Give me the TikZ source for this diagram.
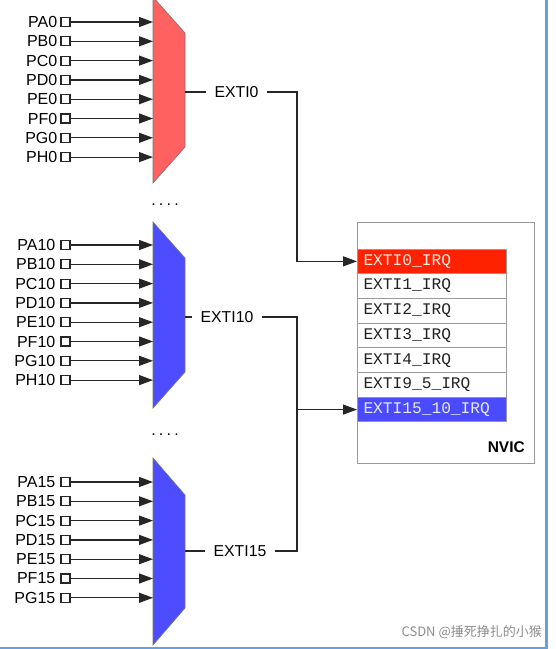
\documentclass[tikz,border=0pt]{standalone}
\usepackage{fontspec}
\setmainfont{Liberation Sans}
\newfontfamily\irqfont{Liberation Mono}
\newfontfamily\cjk{Noto Sans CJK SC}
\usetikzlibrary{arrows.meta}
\definecolor{muxred}{HTML}{FF6060}
\definecolor{muxblue}{HTML}{4D4DFF}
\definecolor{rowred}{HTML}{FF2200}
\definecolor{rowblue}{HTML}{4A4AFF}
\definecolor{framegray}{HTML}{999999}
\definecolor{edgeblue}{HTML}{6A9FDF}
\definecolor{irqtext}{HTML}{222222}
\begin{document}
\begin{tikzpicture}[x=1pt,y=-1pt,
  lbl/.style={anchor=east,inner sep=0pt,font=\fontsize{16}{18}\selectfont},
  pin/.style={draw=black!85,line width=1.1pt,minimum size=9pt,inner sep=0pt},
  wire/.style={draw=black!85,line width=1.2pt},
  arr/.style={wire,-{Triangle[length=14pt,width=10pt]}},
  muxshape/.style={draw=black!55,line width=0.6pt},
  exti/.style={inner xsep=8pt,inner ysep=2pt,font=\fontsize{15.8}{18}\selectfont},
  irqrow/.style={draw=framegray,line width=1pt,anchor=north west,minimum height=24.7pt,
    inner xsep=6pt,inner ysep=0pt,text width=137pt,align=left,text=irqtext,
    font=\irqfont\fontsize{16.2}{18}\selectfont},
  dotsnode/.style={inner sep=0pt,font=\fontsize{16}{18}\selectfont}
]
\useasboundingbox (0,0) rectangle (556,649);
\clip (0,0) rectangle (556,649);

% ---------- multiplexers ----------
\fill[muxred] (153,-3) -- (185,33) -- (185,147) -- (153,183) -- cycle;
\draw[muxshape] (153,-3) -- (185,33) -- (185,147) -- (153,183) -- cycle;
\fill[muxblue] (153,222) -- (185,258) -- (185,372) -- (153,408) -- cycle;
\draw[muxshape] (153,222) -- (185,258) -- (185,372) -- (153,408) -- cycle;
\fill[muxblue] (153,458) -- (185,495) -- (185,608) -- (153,645) -- cycle;
\draw[muxshape] (153,458) -- (185,495) -- (185,608) -- (153,645) -- cycle;

% ---------- inputs ----------
\foreach \p [count=\k from 0] in {A,B,C,D,E,F,G,H} {
  \pgfmathsetmacro\yy{22+19.3*\k}
  \node[lbl] (la\p) at (57.5,\yy) {P\p0};
  \node[pin] (sa\p) at (65.5,\yy) {};
  \coordinate (ma\p) at (153,\yy);
  \draw[arr] (sa\p.east) -- (ma\p);
}
\foreach \p [count=\k from 0] in {A,B,C,D,E,F,G,H} {
  \pgfmathsetmacro\yy{245+19.3*\k}
  \node[lbl] (lb\p) at (55.5,\yy) {P\p10};
  \node[pin] (sb\p) at (65.5,\yy) {};
  \coordinate (mb\p) at (153,\yy);
  \draw[arr] (sb\p.east) -- (mb\p);
}
\foreach \p [count=\k from 0] in {A,B,C,D,E,F,G} {
  \pgfmathsetmacro\yy{482+19.3*\k}
  \node[lbl] (lc\p) at (55.5,\yy) {P\p15};
  \node[pin] (sc\p) at (65.5,\yy) {};
  \coordinate (mc\p) at (153,\yy);
  \draw[arr] (sc\p.east) -- (mc\p);
}

% ---------- dots ----------
\node[dotsnode] (dots1) at (165,205) {.\hspace{3.2pt}.\hspace{3.2pt}.\hspace{3.2pt}.};
\node[dotsnode] (dots2) at (165,435) {.\hspace{3.2pt}.\hspace{3.2pt}.\hspace{3.2pt}.};

% ---------- NVIC ----------
\node[draw=framegray,line width=1pt,anchor=north west,minimum width=177pt,
      minimum height=241pt,inner sep=0pt] (nvic) at (357,222) {};
\node[irqrow,fill=rowred,text=white!90!rowred] (irq0) at (357,248.5) {EXTI0\_IRQ};
\node[irqrow] (irq1) at (357,273.2) {EXTI1\_IRQ};
\node[irqrow] (irq2) at (357,297.9) {EXTI2\_IRQ};
\node[irqrow] (irq3) at (357,322.6) {EXTI3\_IRQ};
\node[irqrow] (irq4) at (357,347.3) {EXTI4\_IRQ};
\node[irqrow] (irq5) at (357,372.0) {EXTI9\_5\_IRQ};
\node[irqrow,fill=rowblue,text=white!88!rowblue] (irq6) at (357,396.7) {EXTI15\_10\_IRQ};
\node[anchor=east,inner sep=0pt,font=\bfseries\fontsize{15.5}{18}\selectfont] (nviclbl) at (525,447) {NVIC};

% ---------- EXTI lines ----------
\coordinate (oa) at (185,92);
\coordinate (ob) at (185,317);
\coordinate (oc) at (185,551);
\node[exti] (e0) at (236.5,92) {EXTI0};
\node[exti] (e10) at (227,317) {EXTI10};
\node[exti] (e15) at (240,551) {EXTI15};
\draw[wire] (oa) -- (e0.west);
\draw[wire] (ob) -- (e10.west);
\draw[wire] (oc) -- (e15.west);
\coordinate (bend0) at (297,92);
\draw[arr] (e0.east) -- (bend0) |- (irq0.west);
\coordinate (j) at ([xshift=-60pt]irq6.west);
\draw[wire] (e10.east) -| (j);
\draw[wire] (e15.east) -| (j);
\draw[arr] (j) -- (irq6.west);

% ---------- frame and watermark ----------
\draw[edgeblue,line width=2.2pt] (546.5,0) -- (546.5,648) -- (0,648);
\node[anchor=east,inner sep=0pt,text=black!45,font=\cjk\fontsize{13}{15}\selectfont] (wm) at (542,632) {CSDN @捶死挣扎的小猴};
\end{tikzpicture}
\end{document}
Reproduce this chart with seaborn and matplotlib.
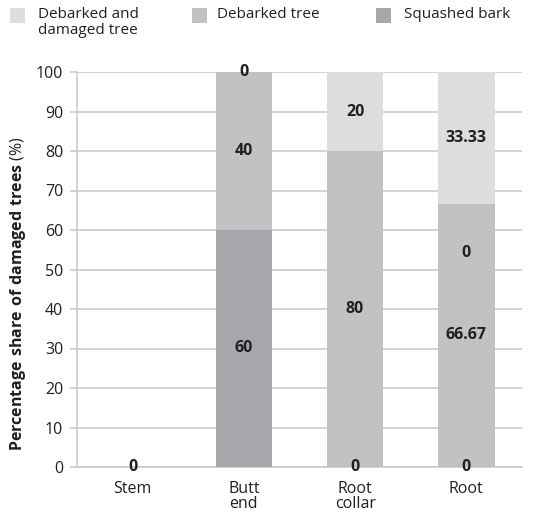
import matplotlib
matplotlib.use("Agg")
import matplotlib.pyplot as plt
from matplotlib.patches import Rectangle
import seaborn as sns
import pandas as pd

# Share of damaged trees (%) per tree part, split by damage type
categories = ["Stem", "Butt\nend", "Root\ncollar", "Root"]
squashed_bark = [0, 60, 0, 0]
debarked_tree = [0, 40, 80, 66.67]
debarked_damaged = [0, 0, 20, 33.33]

legend_labels = ["Debarked and\ndamaged tree", "Debarked tree", "Squashed bark"]
yticks = list(range(0, 101, 10))

color_light = "#DCDDDF"
color_mid = "#C1C2C4"
color_dark = "#A6A7AA"
text_color = "#231F20"
grid_color = "#C8C8C8"

FONT = "Open Sans"
sns.set_theme(style="white")
plt.rcParams["font.family"] = [FONT, "DejaVu Sans"]
plt.rcParams["mathtext.fontset"] = "custom"
plt.rcParams["mathtext.rm"] = FONT
plt.rcParams["mathtext.bf"] = FONT + ":bold"

W, H = 545, 515
fig = plt.figure(figsize=(W / 100, H / 100), dpi=100)
ax = fig.add_axes([77 / W, 1 - 467 / H, (522 - 77) / W, (467 - 72) / H])

df = pd.DataFrame({
    "category": categories,
    "squashed": squashed_bark,
    "debarked": debarked_tree,
    "damaged": debarked_damaged,
})
df["top_squashed"] = df["squashed"]
df["top_debarked"] = df["squashed"] + df["debarked"]
df["top_damaged"] = df["top_debarked"] + df["damaged"]

# stacked bars: cumulative heights drawn tallest first, each layer covering the one behind
for col, color in [("top_damaged", color_light), ("top_debarked", color_mid), ("top_squashed", color_dark)]:
    sns.barplot(data=df, x="category", y=col, color=color, saturation=1,
                width=0.51, errorbar=None, linewidth=0, ax=ax, zorder=3)

# value labels centred on each segment (coinciding labels written once)
for i, row in df.iterrows():
    segments = [
        (0, row["squashed"]),
        (row["top_squashed"], row["debarked"]),
        (row["top_debarked"], row["damaged"]),
    ]
    placed = set()
    for bottom, value in segments:
        y = bottom + value / 2
        text = f"{value:g}"
        if (y, text) in placed:
            continue
        placed.add((y, text))
        ax.text(i, y, text, ha="center", va="center",
                fontsize=11.5, fontweight="bold", color=text_color, zorder=5)
ax.text(3, 54.3, "0", ha="center", va="center", fontsize=11.5,
        fontweight="bold", color=text_color, zorder=5)

ax.set_ylim(0, 100)
ax.set_xlim(-0.5, 3.5)
ax.set_yticks(yticks)
ax.set_yticklabels([str(t) for t in yticks])
ax.yaxis.grid(True, color=grid_color, linewidth=1.1)
ax.set_axisbelow(True)
for side in ["top", "right"]:
    ax.spines[side].set_visible(False)
for side in ["left", "bottom"]:
    ax.spines[side].set_color(grid_color)
    ax.spines[side].set_linewidth(1.1)

ax.tick_params(axis="y", left=True, length=5, width=1.1, color=grid_color,
               pad=5, labelsize=11.5, labelcolor=text_color)
ax.tick_params(axis="x", bottom=False, length=0, pad=10, labelsize=11.5,
               labelcolor=text_color)
for lbl in ax.get_xticklabels():
    lbl.set_linespacing(0.95)
ax.set_xlabel("")
ax.set_ylabel(r"$\mathbf{Percentage\ share\ of\ damaged\ trees}$ (%)",
              fontsize=11.5, color=text_color)
ax.yaxis.set_label_coords(-0.11, 0.44)

# legend across the top
legend_items = [
    (10, color_light, legend_labels[0], 38),
    (192, color_mid, legend_labels[1], 217),
    (376, color_dark, legend_labels[2], 404),
]
for px, color, label, tx in legend_items:
    fig.patches.append(Rectangle((px / W, 1 - 23 / H), 15 / W, 15 / H,
                                 transform=fig.transFigure, facecolor=color,
                                 edgecolor="none"))
    fig.text(tx / W, 1 - 7 / H, label, ha="left", va="top", fontsize=11,
             color=text_color, linespacing=1.1)

fig.savefig("out.png", dpi=100)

====================

Using the listing above, list every line in which the string "matplotlib" occurs.

Reproduce this chart with seaborn and matplotlib.
import matplotlib
matplotlib.use("Agg")
import matplotlib.pyplot as plt
from matplotlib.patches import Rectangle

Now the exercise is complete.